Making the batter is simple--just a matter of mixing egg whites and sugar, and then adding a flour/almond/cornstarch mix which you've already pulverized in the blender, and then slowly adding the beurre noisette. Filling the financier pan called for the debut performance of my new pastry bag/tube.
Using the tube makes it much easier to fill the pan, but it's time-consuming to fill the tube, so it kind of evens out. I'll have to admit I really liked the way the little indentations filled so neatly and evenly.
My financier pan must be tinier than the standard, however, because, although the recipe is supposed to make only 15 financiers, I filled up my 20-cup pan, then over-filled them, and still had enough batter left to fill a Pyrex custard cup to make a large financier-muffin. I would have thought that a financier mold would be a standard size, but I guess I would be wrong.
I almost forgot the last step--to sprinkle the caramelized cacao nibs on top. These are listed as optional, but they really are not. Almost everyone who tasted these commented about the delicious, crunchy topping. It's really what makes these little bites of chocolate stand out.
These are not knock-your-socks-off chocolatey, like the Chocolate Oblivion cake, for example. The strongest chocolate flavor comes from the cacao nibs rather than the cocoa in the batter. Their texture is light and almost airy, not dense, as you might expect. It has subtle layers of flavor--I first tasted chocolate, then nuts, then butter. If you like chocolate and almonds, as reader ButterYum does, these may be for you.
Jim didn't rave about them at first. He liked them, but he thought they weren't chocolatey enough and not big enough. But then he ate a second one, as well as the big muffin-shaped one; after his third, he seemed more enthusiastic.
As for the "quick and easy" listing, I guess I could go for the "easy" part. Nothing was really difficult--it was just new.
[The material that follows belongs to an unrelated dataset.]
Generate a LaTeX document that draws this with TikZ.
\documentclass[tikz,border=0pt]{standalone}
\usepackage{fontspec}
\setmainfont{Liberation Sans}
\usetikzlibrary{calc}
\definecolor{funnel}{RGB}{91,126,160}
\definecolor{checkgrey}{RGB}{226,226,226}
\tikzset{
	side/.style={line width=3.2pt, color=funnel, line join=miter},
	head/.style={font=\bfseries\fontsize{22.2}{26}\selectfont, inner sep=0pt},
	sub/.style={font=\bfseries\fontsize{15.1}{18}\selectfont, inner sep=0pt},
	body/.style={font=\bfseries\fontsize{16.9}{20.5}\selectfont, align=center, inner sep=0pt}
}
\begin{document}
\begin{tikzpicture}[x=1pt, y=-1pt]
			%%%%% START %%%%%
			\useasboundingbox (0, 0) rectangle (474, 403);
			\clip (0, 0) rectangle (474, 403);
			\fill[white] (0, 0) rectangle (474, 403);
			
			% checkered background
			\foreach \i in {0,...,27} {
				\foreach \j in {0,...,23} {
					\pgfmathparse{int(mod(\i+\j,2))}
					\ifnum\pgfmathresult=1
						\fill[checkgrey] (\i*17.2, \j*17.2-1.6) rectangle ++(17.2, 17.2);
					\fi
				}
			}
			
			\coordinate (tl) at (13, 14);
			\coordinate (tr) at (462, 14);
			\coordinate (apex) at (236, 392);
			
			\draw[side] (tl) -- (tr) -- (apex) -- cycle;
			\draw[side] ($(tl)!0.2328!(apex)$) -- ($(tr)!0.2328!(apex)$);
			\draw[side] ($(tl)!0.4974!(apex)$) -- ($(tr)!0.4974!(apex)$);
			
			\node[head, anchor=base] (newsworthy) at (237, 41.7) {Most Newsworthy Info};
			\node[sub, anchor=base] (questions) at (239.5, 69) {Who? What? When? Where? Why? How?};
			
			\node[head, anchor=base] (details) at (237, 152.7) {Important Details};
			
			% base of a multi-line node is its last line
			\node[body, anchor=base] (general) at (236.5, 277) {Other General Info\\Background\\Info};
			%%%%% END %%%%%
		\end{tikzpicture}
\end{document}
Now that I've made beurre noisette once, it wouldn't intimidate me to make it a second time. And the caramelized cacao nibs were much easier than making actual caramel. But I don't think I can really endorse the "quick" label--unless you already have beurre noisette and caramelized cacao nibs in your freezer. I personally don't know of a single person who considers either of these items a staple, but, if you do, you could whip them up in no time. And that could make you a very popular person indeed.
Sara: "Surprisingly light tasting for having so much butter in them--a good summery chocolate dessert. And I love the cacao nibs."
Karen: "Wonderfully chocolatey--possibly the answer to a chocolate-lover's craving for just a bit of chocolate."
Laurel: "Perfectly executed little loaves and wonderfully crunchy topping. But the cake's taste was flat--maybe it needed a little more salt?"
Susan: "Just the right size for snacking--love the cacao nibs! Perfect for tea."